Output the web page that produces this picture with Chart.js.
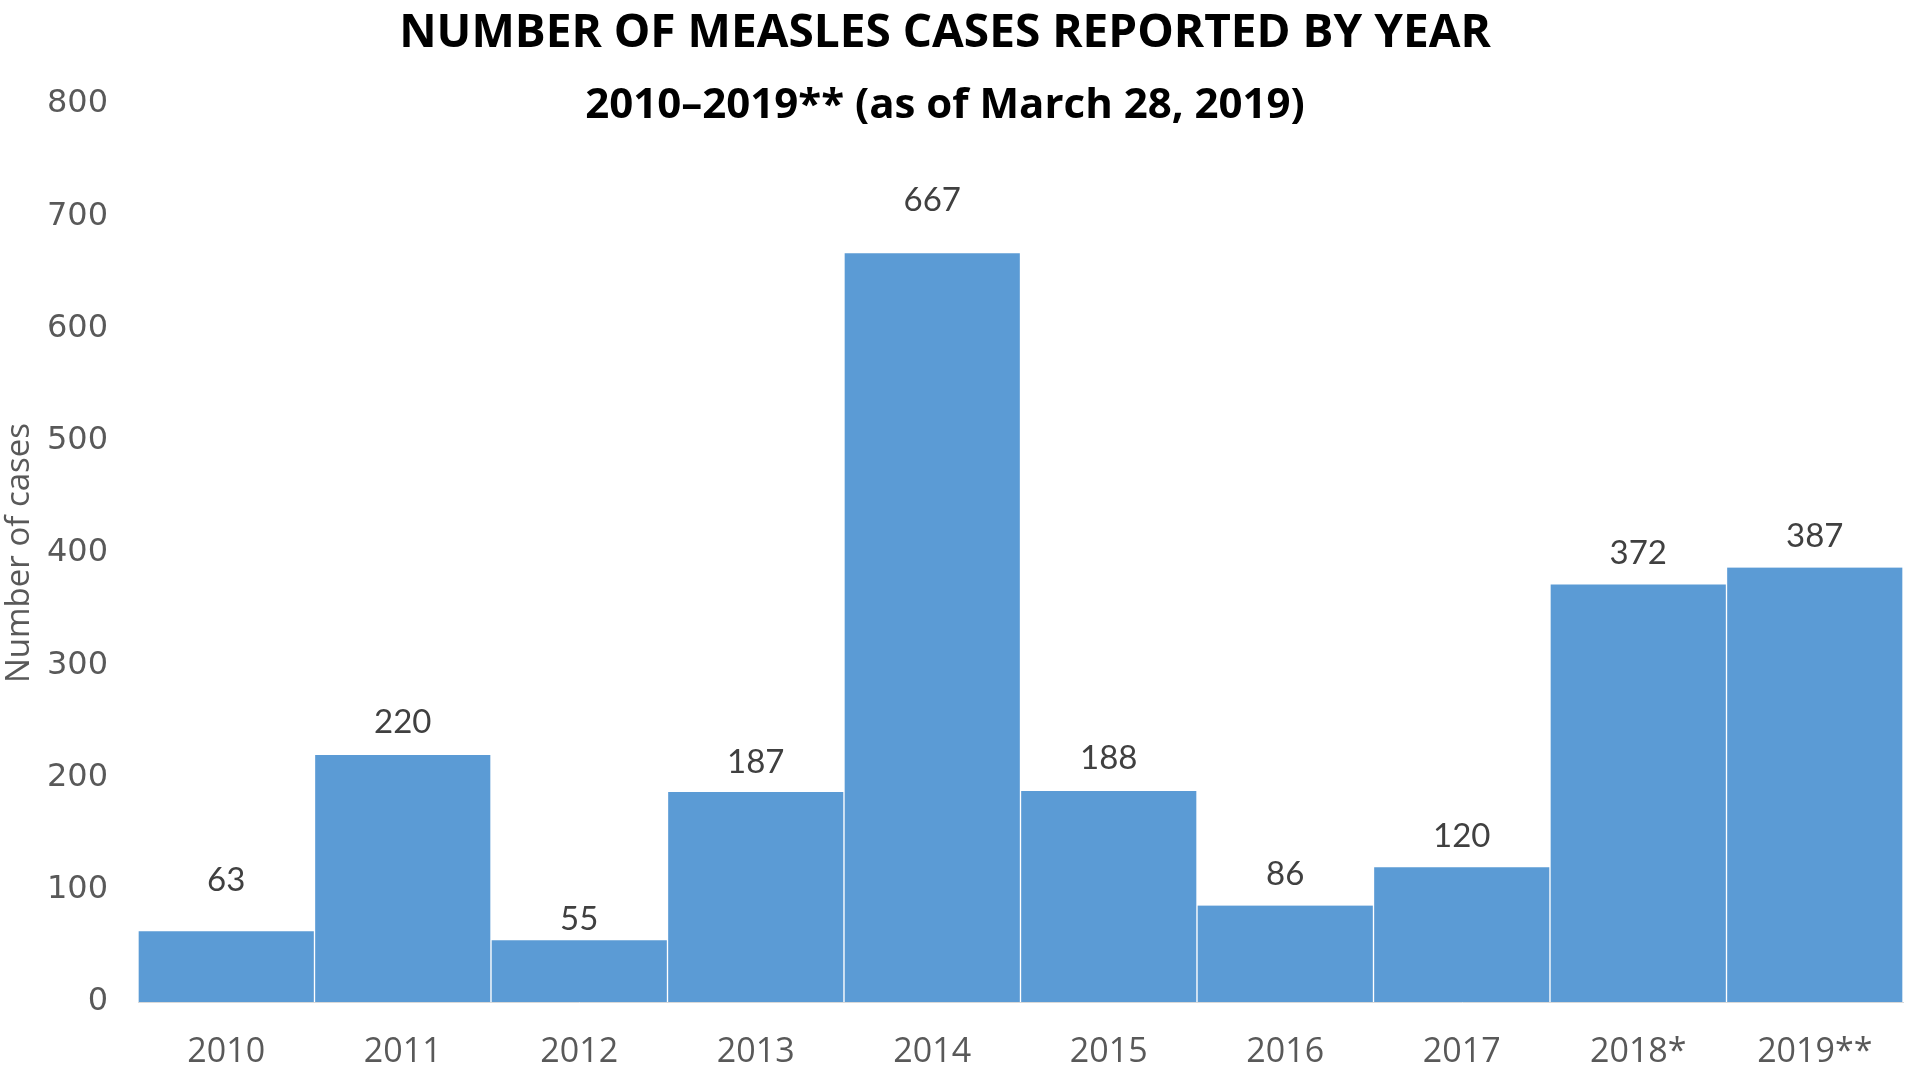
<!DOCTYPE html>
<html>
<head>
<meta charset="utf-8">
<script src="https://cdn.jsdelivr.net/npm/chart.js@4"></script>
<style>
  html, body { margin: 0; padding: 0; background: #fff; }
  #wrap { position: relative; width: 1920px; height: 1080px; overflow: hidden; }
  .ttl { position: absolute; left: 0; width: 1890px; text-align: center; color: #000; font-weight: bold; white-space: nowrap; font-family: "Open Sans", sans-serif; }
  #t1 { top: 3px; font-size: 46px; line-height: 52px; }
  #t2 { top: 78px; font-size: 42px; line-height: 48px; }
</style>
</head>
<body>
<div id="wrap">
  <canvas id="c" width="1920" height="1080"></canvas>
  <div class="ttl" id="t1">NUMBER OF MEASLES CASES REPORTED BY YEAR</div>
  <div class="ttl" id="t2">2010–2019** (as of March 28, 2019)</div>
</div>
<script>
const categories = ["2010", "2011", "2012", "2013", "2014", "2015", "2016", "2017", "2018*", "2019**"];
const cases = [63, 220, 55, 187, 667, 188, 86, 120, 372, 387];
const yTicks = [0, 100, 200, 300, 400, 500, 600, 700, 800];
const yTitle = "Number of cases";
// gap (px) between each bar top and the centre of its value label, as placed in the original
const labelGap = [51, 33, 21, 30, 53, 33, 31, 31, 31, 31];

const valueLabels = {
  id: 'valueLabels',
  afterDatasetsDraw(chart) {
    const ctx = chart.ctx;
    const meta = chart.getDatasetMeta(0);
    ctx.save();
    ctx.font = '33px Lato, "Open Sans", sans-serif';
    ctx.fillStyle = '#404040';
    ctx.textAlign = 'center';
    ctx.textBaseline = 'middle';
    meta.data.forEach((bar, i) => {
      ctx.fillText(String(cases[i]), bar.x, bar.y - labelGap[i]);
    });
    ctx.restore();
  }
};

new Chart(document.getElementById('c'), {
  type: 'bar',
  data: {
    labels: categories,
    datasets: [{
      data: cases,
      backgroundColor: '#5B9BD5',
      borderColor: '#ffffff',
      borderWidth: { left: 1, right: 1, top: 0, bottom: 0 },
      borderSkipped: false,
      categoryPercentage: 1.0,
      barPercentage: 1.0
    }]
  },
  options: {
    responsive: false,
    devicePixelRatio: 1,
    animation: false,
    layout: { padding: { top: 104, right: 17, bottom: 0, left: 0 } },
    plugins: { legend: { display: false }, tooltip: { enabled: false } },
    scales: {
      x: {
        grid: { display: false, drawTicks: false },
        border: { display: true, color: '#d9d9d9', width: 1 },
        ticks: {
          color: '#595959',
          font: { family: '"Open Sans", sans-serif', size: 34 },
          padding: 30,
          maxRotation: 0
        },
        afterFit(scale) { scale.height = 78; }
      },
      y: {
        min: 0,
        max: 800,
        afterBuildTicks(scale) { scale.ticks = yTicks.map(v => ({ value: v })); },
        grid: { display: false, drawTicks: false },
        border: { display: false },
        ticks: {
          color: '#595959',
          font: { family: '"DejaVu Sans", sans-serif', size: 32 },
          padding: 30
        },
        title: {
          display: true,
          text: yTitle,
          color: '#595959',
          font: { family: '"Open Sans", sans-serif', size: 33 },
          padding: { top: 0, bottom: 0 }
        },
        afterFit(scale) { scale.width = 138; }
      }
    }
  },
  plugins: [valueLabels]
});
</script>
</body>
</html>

**What needs to be done:**
Produce an exact copy of each line of data, skipping embedded images.

**Task answer:**
Output the web page that produces this picture with Chart.js.
<!DOCTYPE html>
<html>
<head>
<meta charset="utf-8">
<script src="https://cdn.jsdelivr.net/npm/chart.js@4"></script>
<style>
  html, body { margin: 0; padding: 0; background: #fff; }
  #wrap { position: relative; width: 1920px; height: 1080px; overflow: hidden; }
  .ttl { position: absolute; left: 0; width: 1890px; text-align: center; color: #000; font-weight: bold; white-space: nowrap; font-family: "Open Sans", sans-serif; }
  #t1 { top: 3px; font-size: 46px; line-height: 52px; }
  #t2 { top: 78px; font-size: 42px; line-height: 48px; }
</style>
</head>
<body>
<div id="wrap">
  <canvas id="c" width="1920" height="1080"></canvas>
  <div class="ttl" id="t1">NUMBER OF MEASLES CASES REPORTED BY YEAR</div>
  <div class="ttl" id="t2">2010–2019** (as of March 28, 2019)</div>
</div>
<script>
const categories = ["2010", "2011", "2012", "2013", "2014", "2015", "2016", "2017", "2018*", "2019**"];
const cases = [63, 220, 55, 187, 667, 188, 86, 120, 372, 387];
const yTicks = [0, 100, 200, 300, 400, 500, 600, 700, 800];
const yTitle = "Number of cases";
// gap (px) between each bar top and the centre of its value label, as placed in the original
const labelGap = [51, 33, 21, 30, 53, 33, 31, 31, 31, 31];

const valueLabels = {
  id: 'valueLabels',
  afterDatasetsDraw(chart) {
    const ctx = chart.ctx;
    const meta = chart.getDatasetMeta(0);
    ctx.save();
    ctx.font = '33px Lato, "Open Sans", sans-serif';
    ctx.fillStyle = '#404040';
    ctx.textAlign = 'center';
    ctx.textBaseline = 'middle';
    meta.data.forEach((bar, i) => {
      ctx.fillText(String(cases[i]), bar.x, bar.y - labelGap[i]);
    });
    ctx.restore();
  }
};

new Chart(document.getElementById('c'), {
  type: 'bar',
  data: {
    labels: categories,
    datasets: [{
      data: cases,
      backgroundColor: '#5B9BD5',
      borderColor: '#ffffff',
      borderWidth: { left: 1, right: 1, top: 0, bottom: 0 },
      borderSkipped: false,
      categoryPercentage: 1.0,
      barPercentage: 1.0
    }]
  },
  options: {
    responsive: false,
    devicePixelRatio: 1,
    animation: false,
    layout: { padding: { top: 104, right: 17, bottom: 0, left: 0 } },
    plugins: { legend: { display: false }, tooltip: { enabled: false } },
    scales: {
      x: {
        grid: { display: false, drawTicks: false },
        border: { display: true, color: '#d9d9d9', width: 1 },
        ticks: {
          color: '#595959',
          font: { family: '"Open Sans", sans-serif', size: 34 },
          padding: 30,
          maxRotation: 0
        },
        afterFit(scale) { scale.height = 78; }
      },
      y: {
        min: 0,
        max: 800,
        afterBuildTicks(scale) { scale.ticks = yTicks.map(v => ({ value: v })); },
        grid: { display: false, drawTicks: false },
        border: { display: false },
        ticks: {
          color: '#595959',
          font: { family: '"DejaVu Sans", sans-serif', size: 32 },
          padding: 30
        },
        title: {
          display: true,
          text: yTitle,
          color: '#595959',
          font: { family: '"Open Sans", sans-serif', size: 33 },
          padding: { top: 0, bottom: 0 }
        },
        afterFit(scale) { scale.width = 138; }
      }
    }
  },
  plugins: [valueLabels]
});
</script>
</body>
</html>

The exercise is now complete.